C'est pourquoi, Mme le Président, je crois que ce serait poser un geste de respect de la démocratie, respect d'une participation véritable des associations de fonctionnaires et amélioration du climat de nos discussions si cette motion pouvait être adoptée par la commission.

Mme le Président, je ne sais pas si nos règlements nous permettent de procéder au vote si nous n'avons pas quorum; mais, tout à l'heure, un des intervenants du côté gouvernemental mentionnait qu'il croyait non justifié de voter à ce moment-ci. Je n'aurais certainement pas d'objection, pour ma part, à remettre même le vote sur cette motion au terme de nos travaux s'il le fallait, parce que je pense qu'au moins il y aurait à cette commission une lueur d'espoir. Si le ministre montrait le moindrement de bonne volonté, je serais prêt, pour ma part, à remettre le vote à cette commission, vote que nous ne pouvons pas pren- dre ce soir, je crois, à un moment où d'autres mémoires auront été présentés si ce n'est, autrement, à la fin des travaux de cette commission.

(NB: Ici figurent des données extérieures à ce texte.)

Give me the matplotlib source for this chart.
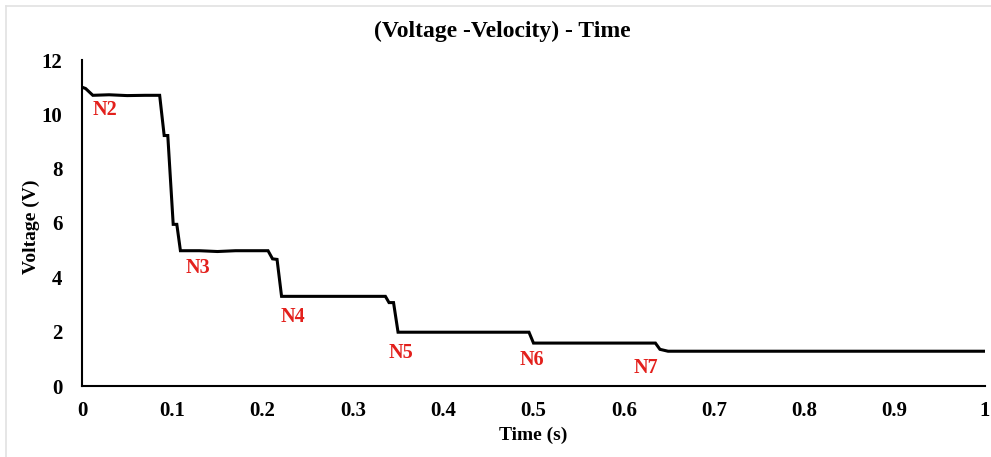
import matplotlib.pyplot as plt
from matplotlib.lines import Line2D

# voltage profile (time in s, voltage in V)
time_s = [0.0, 0.004, 0.012, 0.03, 0.05, 0.07, 0.086, 0.091, 0.095, 0.101, 0.105, 0.109,
          0.13, 0.15, 0.17, 0.206, 0.211, 0.216, 0.221,
          0.336, 0.340, 0.345, 0.350,
          0.495, 0.500,
          0.635, 0.640, 0.649, 1.0]
voltage = [11.0, 10.95, 10.7, 10.72, 10.69, 10.7, 10.7, 9.22, 9.22, 5.95, 5.95, 4.98,
           4.98, 4.95, 4.98, 4.98, 4.68, 4.66, 3.3,
           3.3, 3.07, 3.07, 1.98,
           1.98, 1.58,
           1.58, 1.35, 1.28, 1.28]

# node markers
node_names = ["N2", "N3", "N4", "N5", "N6", "N7"]
node_x = [0.025, 0.128, 0.233, 0.353, 0.498, 0.624]
node_y = [10.15, 4.33, 2.53, 1.2, 0.95, 0.68]

plt.rcParams['font.family'] = ['Liberation Serif', 'DejaVu Serif']

fig = plt.figure(figsize=(9.91, 4.57), dpi=100)
ax = fig.add_axes([82 / 991, 71 / 457, 903 / 991, 326 / 457])

ax.plot(time_s, voltage, color='black', linewidth=2.2, solid_joinstyle='miter')

for name, x, y in zip(node_names, node_x, node_y):
    ax.text(x, y, name, color='#E3201C', fontsize=14.5, fontweight='bold',
            ha='center', va='center')

ax.set_xlim(0, 1)
ax.set_ylim(0, 12)
ax.set_xticks([0, 0.1, 0.2, 0.3, 0.4, 0.5, 0.6, 0.7, 0.8, 0.9, 1.0])
ax.set_xticklabels(["0", "0.1", "0.2", "0.3", "0.4", "0.5", "0.6", "0.7", "0.8", "0.9", "1"])
ax.set_yticks([0, 2, 4, 6, 8, 10, 12])
ax.tick_params(length=0, labelsize=15)
for lbl in ax.get_xticklabels() + ax.get_yticklabels():
    lbl.set_fontweight('bold')
ax.tick_params(axis='x', pad=11)
ax.tick_params(axis='y', pad=14)

for side in ['top', 'right']:
    ax.spines[side].set_visible(False)
for side in ['left', 'bottom']:
    ax.spines[side].set_linewidth(1.5)

ax.set_xlabel("Time (s)", fontsize=14, fontweight='bold', labelpad=4)
ax.set_ylabel("Voltage (V)", fontsize=14, fontweight='bold')
ax.yaxis.set_label_coords(-42 / 903, 0.49)
fig.text(502 / 991, 1 - 31 / 457, "(Voltage -Velocity) - Time", fontsize=17,
         fontweight='bold', ha='center', va='center')

# chart area frame
fig.add_artist(Line2D([6 / 991, 1], [1 - 6 / 457, 1 - 6 / 457], color='#E2E2E2', linewidth=1.2))
fig.add_artist(Line2D([6 / 991, 6 / 991], [0, 1 - 6 / 457], color='#E2E2E2', linewidth=1.2))

fig.savefig("out.png", dpi=100)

M. Brochu: C'est sur la question du vote, Mme le Président.

Le Président (Mme Cuerrier): C'est une question de règlement, M. le député de Richmond.

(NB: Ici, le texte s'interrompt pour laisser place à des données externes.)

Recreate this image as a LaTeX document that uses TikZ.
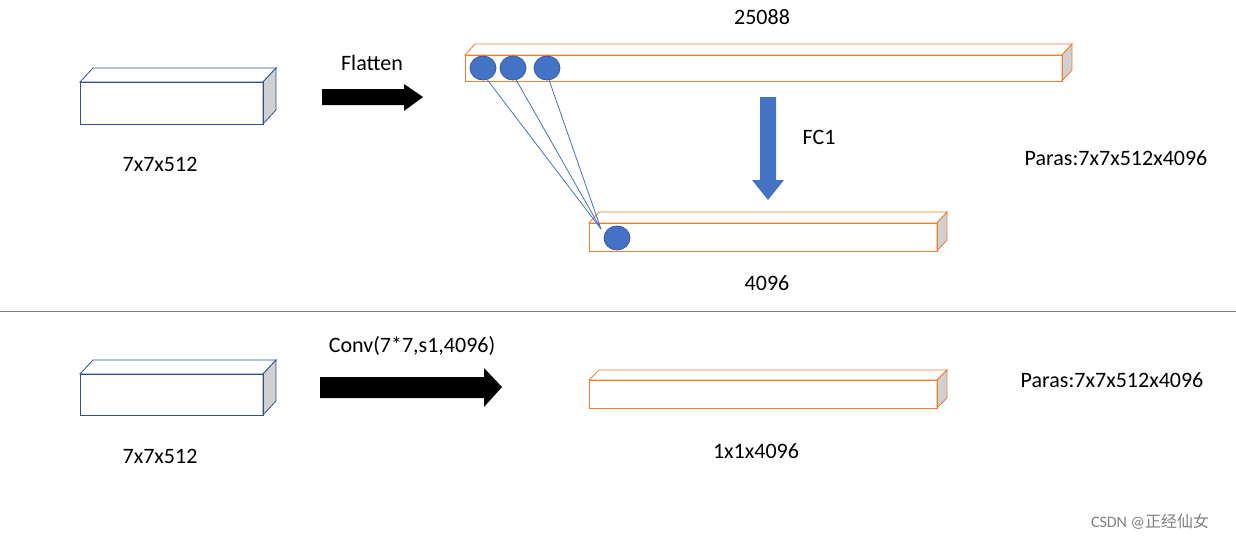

M. Brochu: Je suis tout à fait d'accord si on remettait même à la fin de la commission la mise aux voix de. cette motion.

Même j'avais cru, d'après les propos du ministre tout à l'heure, que c'était son intention d'amener cette proposition lorsqu'il a souhaité que les travaux se fassent de façon parallèle et qu'il y ait un même aboutissement. Je croyais qu'à la fin de la commission parlementaire on aurait pu, à ce moment, prendre le vote. J'appuierais cette proposition du député de Jean-Talon pour qu'on reporte à la toute fin de nos travaux de la commission cette mise aux voix. D'ici là, je pense que le gouvernement aurait peut-être la possibilité de réviser sa position.

Le Président (Mme Cuerrier): Je constate qu'effectivement il n'y a pas quorum. Alors nous allons — puisque vous l'avez demandé — devoir ajourner. Je ne crois pas qu'il y ait lieu de discuter de cette présente motion puisque vous dites bien qu'il n'y a pas quorum.

Cette commission ajourne ses travaux sine die puisque, au moment où elle pourrait à nouveau siéger, la Chambre siégera et qu'elle sera convoquée par un ordre de la Chambre à ce moment.